APY (Annual Percentage Yield) accounts for compounding and shows the actual return you’ll earn in one year. APR (Annual Percentage Rate) is the simple interest rate before compounding.

For example, a savings account with:

  • 4.8% APR compounded monthly has 4.91% APY
  • 5.0% APR compounded daily has 5.13% APY

Always compare APY when shopping for savings accounts, as it reflects your true earnings. The CFPB requires banks to disclose APY prominently.

How much should I keep in savings vs. investing?

The general rule is:

  1. Emergency fund: 3-6 months of living expenses in high-yield savings (easily accessible)
  2. Short-term goals: Money needed within 3 years should stay in savings/CDs
  3. Long-term goals: Money for retirement (5+ years away) should be invested in diversified portfolios

A study from the St. Louis Fed shows that historically, the stock market returns about 7% annually after inflation, while savings accounts return about 1-2% after inflation. However, savings accounts provide stability and liquidity.

What are the best high-yield savings accounts in 2024?

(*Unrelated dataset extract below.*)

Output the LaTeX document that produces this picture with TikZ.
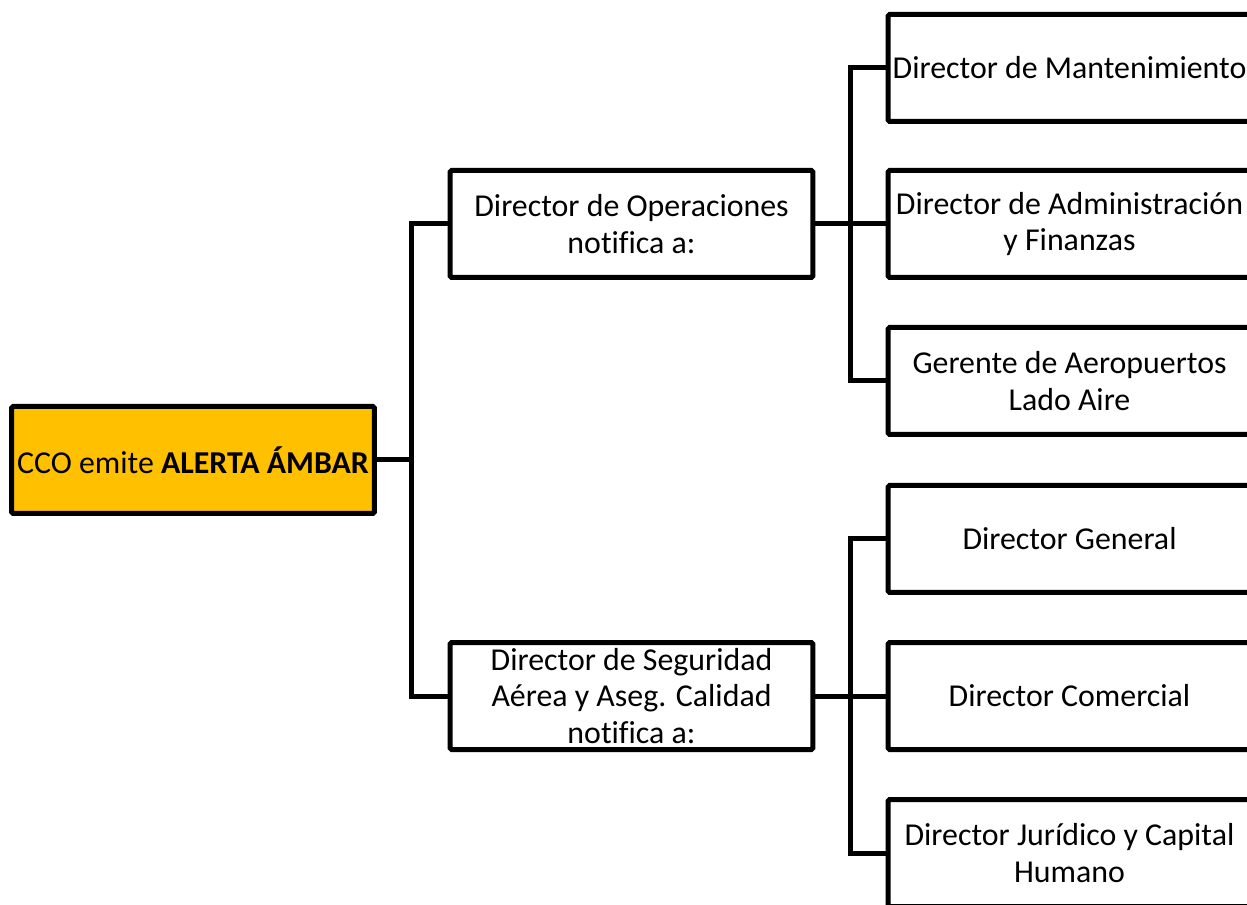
\documentclass[tikz,border=0pt]{standalone}
\usepackage{fontspec}
\setmainfont[Ligatures=NoCommon]{Carlito}
\definecolor{amber}{HTML}{FFC000}
\begin{document}
\begin{tikzpicture}[x=0.75pt,y=-0.75pt,
  box/.style={draw=black,line width=3.75pt,rounded corners=1.2pt,minimum width=272pt,minimum height=80.25pt,inner sep=0pt,align=center,font=\fontsize{23.9pt}{27.2pt}\selectfont},
  link/.style={draw=black,line width=3.75pt,line join=miter}]
\useasboundingbox (0,0) rectangle (1247,905);
\clip (0,0) rectangle (1247,905);
\fill[white] (0,0) rectangle (1247,905);
\node[box,fill=amber] (root) at (193,460) {CCO emite \textbf{ALERTA ÁMBAR}};
\node[box] (ops) at (631.5,224) {Director de Operaciones\\notifica a:};
\node[box] (seg) at (631.5,696) {Director de Seguridad\\Aérea y Aseg. Calidad\\notifica a:};
\node[box] (r1) at (1069.5,68) {Director de Mantenimiento};
\node[box] (r2) at (1069.5,224) {Director de Administración\\y Finanzas};
\node[box] (r3) at (1069.5,381) {Gerente de Aeropuertos\\Lado Aire};
\node[box] (r4) at (1069.5,539) {Director General};
\node[box] (r5) at (1069.5,696) {Director Comercial};
\node[box] (r6) at (1069.5,853) {Director Jurídico y Capital\\Humano};
\draw[link] (root.east) -- ++(35,0) |- (ops.west);
\draw[link] (root.east) -- ++(35,0) |- (seg.west);
\draw[link] (ops.east) -- ++(35,0) |- (r1.west);
\draw[link] (ops.east) -- (r2.west);
\draw[link] (ops.east) -- ++(35,0) |- (r3.west);
\draw[link] (seg.east) -- ++(35,0) |- (r4.west);
\draw[link] (seg.east) -- (r5.west);
\draw[link] (seg.east) -- ++(35,0) |- (r6.west);
\end{tikzpicture}
\end{document}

As of 2024, the top high-yield savings accounts include:

  • Ally Bank: 4.20% APY, no fees, excellent app
  • Discover Bank: 4.30% APY, no minimum balance
  • Capital One 360: 4.25% APY, physical branches available
  • Marcus by Goldman Sachs: 4.40% APY, no transaction limits
  • Sofi: 4.60% APY (with direct deposit), includes financial planning tools

Always verify current rates on the banks’ websites as they fluctuate with Federal Reserve policy. Online banks typically offer higher rates than traditional banks due to lower overhead costs.

How does inflation affect my savings growth?

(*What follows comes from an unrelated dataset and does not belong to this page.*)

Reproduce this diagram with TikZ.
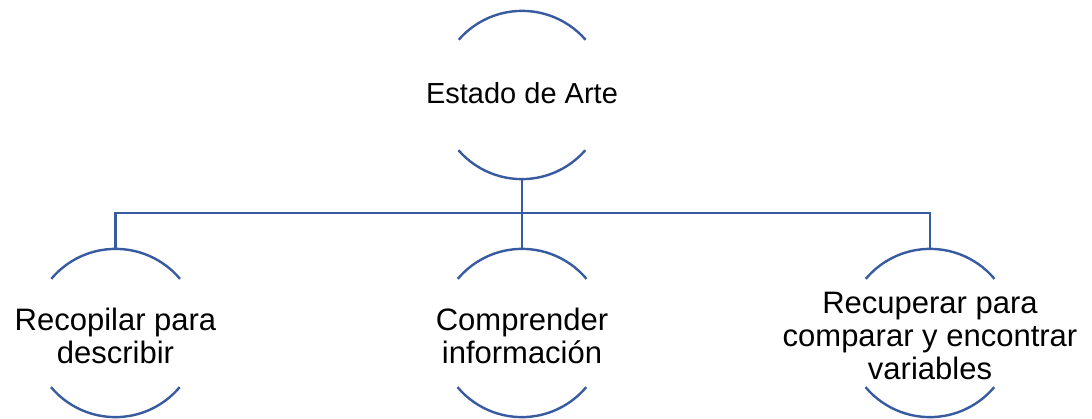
\documentclass[tikz,border=0pt]{standalone}
\usepackage{fontspec}
\setmainfont{Liberation Sans}
\definecolor{ln}{RGB}{56,90,160}
\begin{document}
\begin{tikzpicture}[x=1pt,y=1pt,
  circ/.style={circle, minimum size=168pt, inner sep=0pt},
  arcline/.style={draw=ln, line width=2.4pt},
  conn/.style={draw=ln, line width=2.4pt},
  toplabel/.style={font=\fontsize{29}{33}\selectfont, align=center, inner sep=0pt},
  childlabel/.style={font=\fontsize{31}{33}\selectfont, align=center, inner sep=0pt}]
\useasboundingbox (0,0) rectangle (1092,418);
% circles (invisible node outlines, only arcs drawn)
\node[circ] (top) at (522,323) {};
\node[circ] (c1) at (115.5,85) {};
\node[circ] (c2) at (522,85) {};
\node[circ] (c3) at (930,85) {};
% arcs
\draw[arcline] (top.41) arc[start angle=41, end angle=139, radius=84];
\draw[arcline] (top.221) arc[start angle=221, end angle=319, radius=84];
\foreach \n in {c1,c2,c3}{
  \draw[arcline] (\n.40) arc[start angle=40, end angle=140, radius=84];
  \draw[arcline] (\n.220) arc[start angle=220, end angle=320, radius=84];
}
% labels
\node[toplabel, anchor=base] (ttop) at (522,314.7) {Estado de Arte};
\node[childlabel] (t1) at (115.5,82) {Recopilar para\\describir};
\node[childlabel] (t2) at (522,82) {Comprender\\información};
\node[childlabel] (t3) at (930,82) {Recuperar para\\comparar y encontrar\\variables};
% connectors
\coordinate (j) at (522,205);
\draw[conn] (top.south) -- (c2.north);
\draw[conn] (j) -| (c1.north);
\draw[conn] (j) -| (c3.north);
\end{tikzpicture}
\end{document}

Inflation erodes the purchasing power of your savings. If your savings earn 4% but inflation is 3%, your real return is only 1%.

Historical U.S. inflation averages about 3% annually. To maintain purchasing power:

  • Aim for savings accounts with rates at least 1-2% above inflation
  • Consider I-Bonds (inflation-protected) for emergency funds
  • For long-term goals, invest in assets that historically outpace inflation (stocks, real estate)

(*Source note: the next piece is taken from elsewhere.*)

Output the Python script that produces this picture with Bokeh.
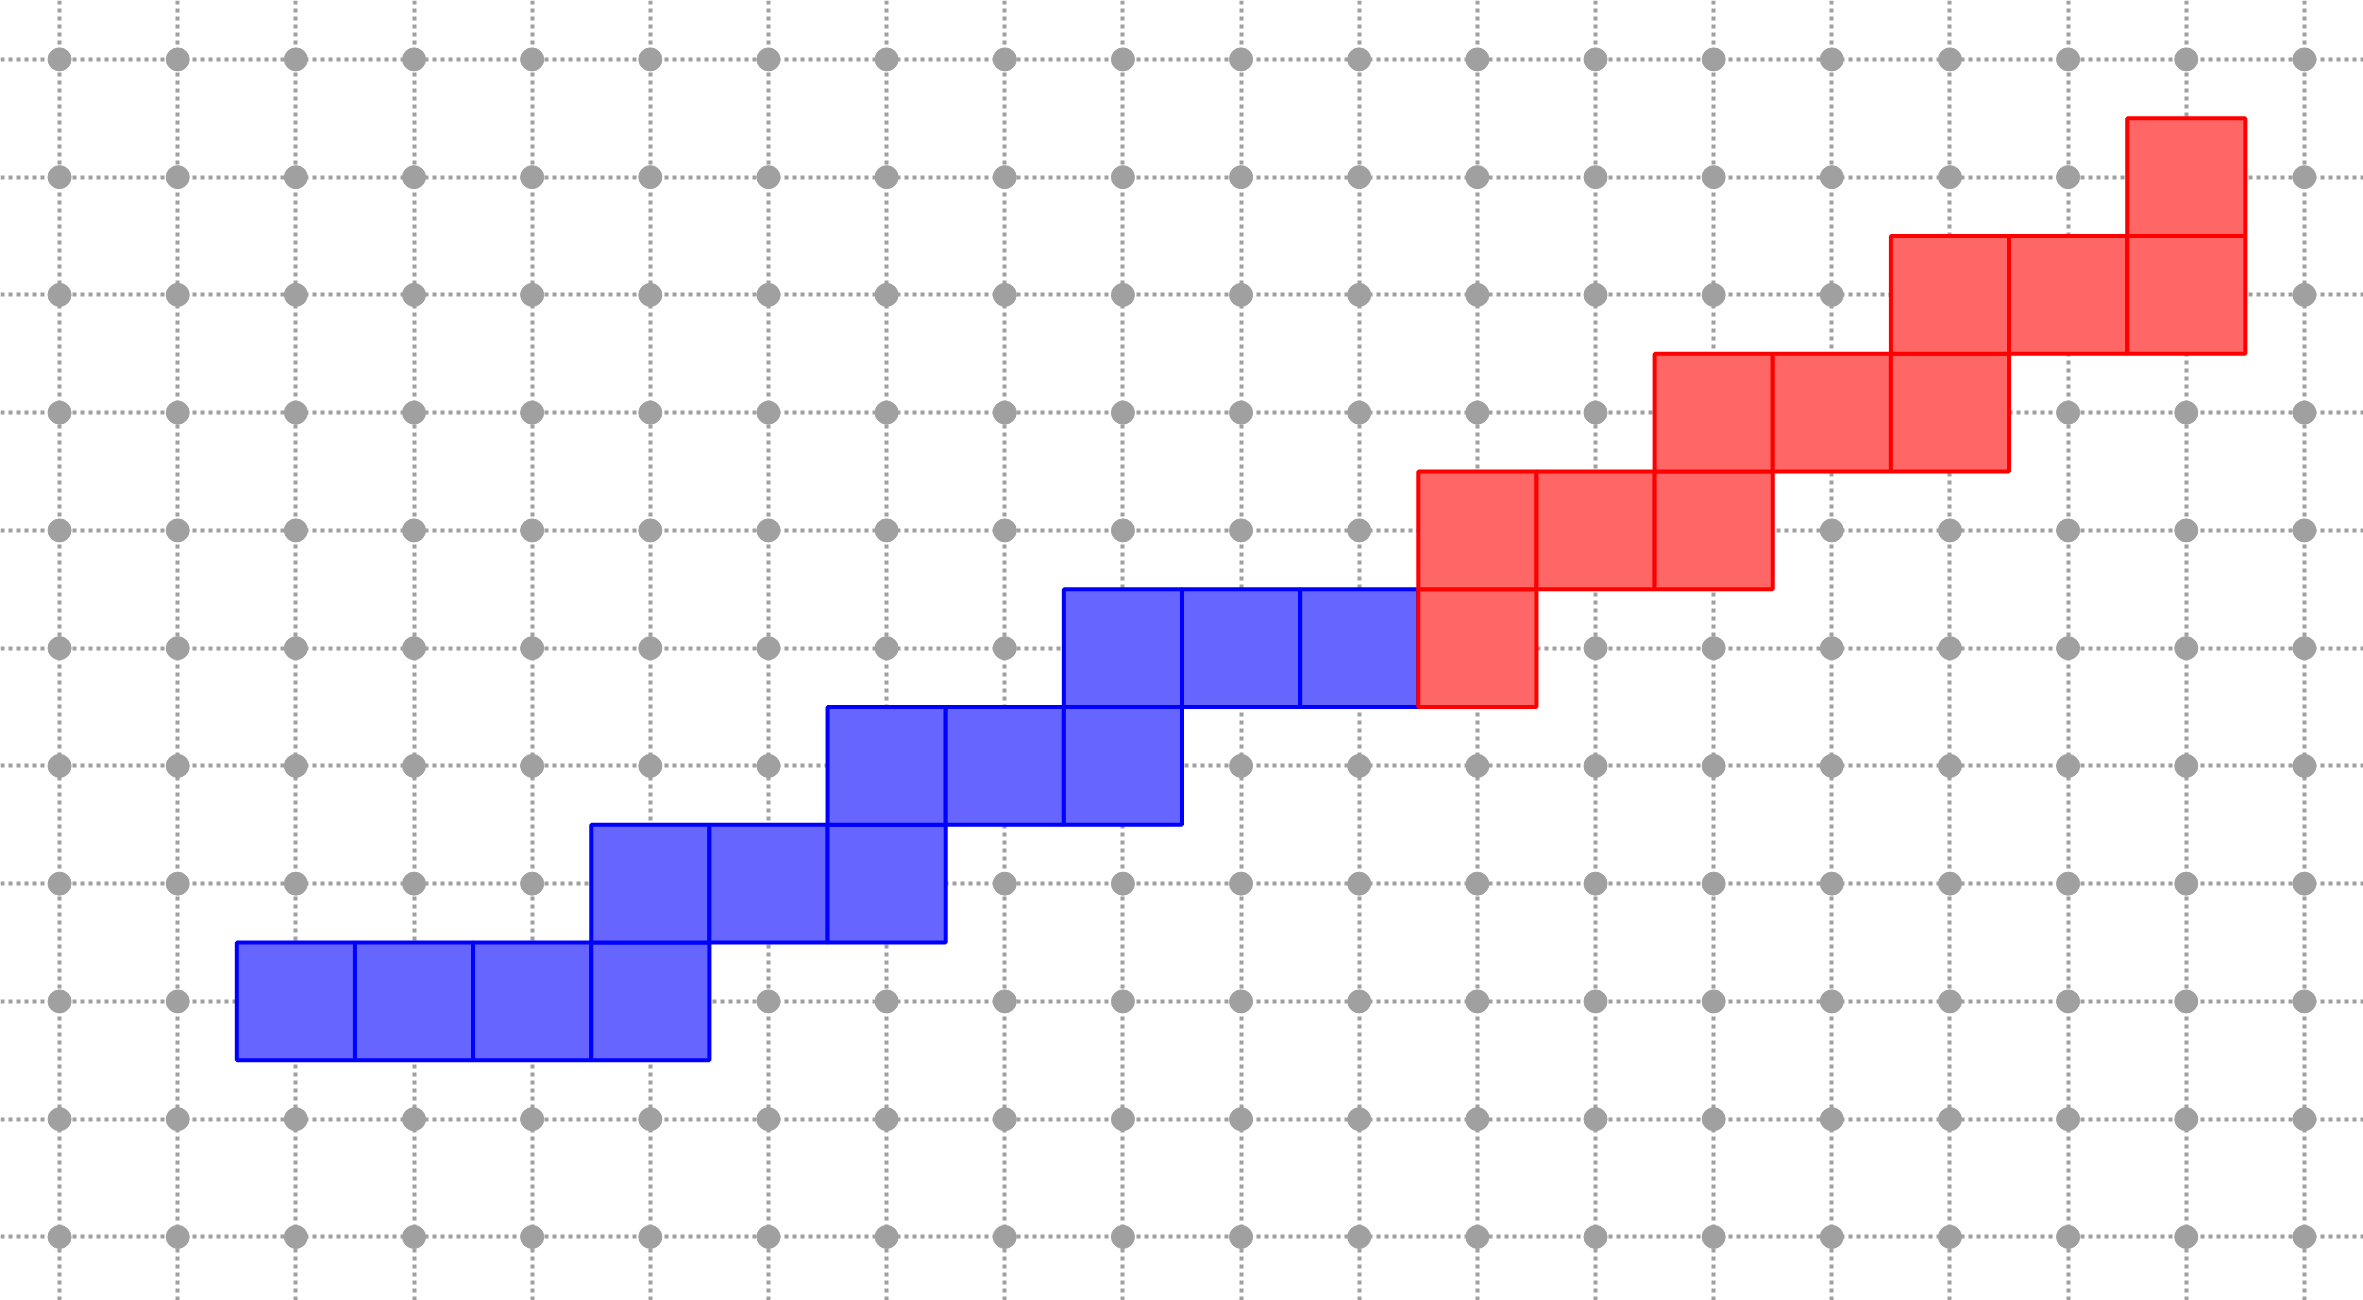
from bokeh.plotting import figure
from bokeh.models import Range1d, FixedTicker
from bokeh.embed import file_html
from bokeh.resources import INLINE

grid_x = list(range(20))
grid_y = list(range(11))

blue_x = [2, 3, 4, 5, 5, 6, 7, 7, 8, 9, 9, 10, 11]
blue_y = [2, 2, 2, 2, 3, 3, 3, 4, 4, 4, 5, 5, 5]
red_x = [12, 12, 13, 14, 14, 15, 16, 16, 17, 18, 18]
red_y = [5, 6, 6, 6, 7, 7, 7, 8, 8, 8, 9]

p = figure(width=2363, height=1300, output_backend="svg", toolbar_location=None,
           x_range=Range1d(-0.5, 19.5), y_range=Range1d(-0.54, 10.5),
           min_border=0, outline_line_color=None)
p.xaxis.ticker = FixedTicker(ticks=grid_x)
p.yaxis.ticker = FixedTicker(ticks=grid_y)
p.axis.visible = False
p.grid.grid_line_color = "#a0a0a0"
p.grid.grid_line_dash = "4 4"
p.grid.grid_line_width = 4

px = [x for x in grid_x for y in grid_y]
py = [y for x in grid_x for y in grid_y]
p.scatter(px, py, size=23, color="#a0a0a0")

p.rect(blue_x, blue_y, width=1, height=1, fill_color="#6666ff", line_color="#0000ff", line_width=4)
p.rect(red_x, red_y, width=1, height=1, fill_color="#ff6666", line_color="#ff0000", line_width=4)

open("out.html", "w").write(file_html(p, INLINE))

The Bureau of Labor Statistics publishes current inflation data monthly.

Can I lose money in a high-yield savings account?

High-yield savings accounts are extremely safe because:

  • FDIC insurance covers up to $250,000 per depositor, per account type
  • Credit union accounts have NCUA insurance with the same coverage
  • The principal is guaranteed (unlike investments)

However, you can experience “opportunity cost” if:

  • Interest rates drop after you deposit
  • Inflation exceeds your APY
  • You miss out on higher returns from investments

For complete safety, ensure your bank is FDIC-insured (verify using the FDIC BankFind tool).

What’s the best strategy for saving for a down payment?

For a home down payment (typically needed within 1-5 years):

  1. 1-2 years out: Use high-yield savings accounts or short-term CDs for safety
  2. 3-5 years out: Consider a conservative mix of:
    • 60% in high-yield savings
    • 30% in short-term Treasury bills
    • 10% in conservative bond funds
  3. Bonus tip: Some states offer first-time homebuyer savings accounts with tax benefits

Aim to save 20% of the home price to avoid PMI (private mortgage insurance), which typically costs 0.5-1% of the loan annually.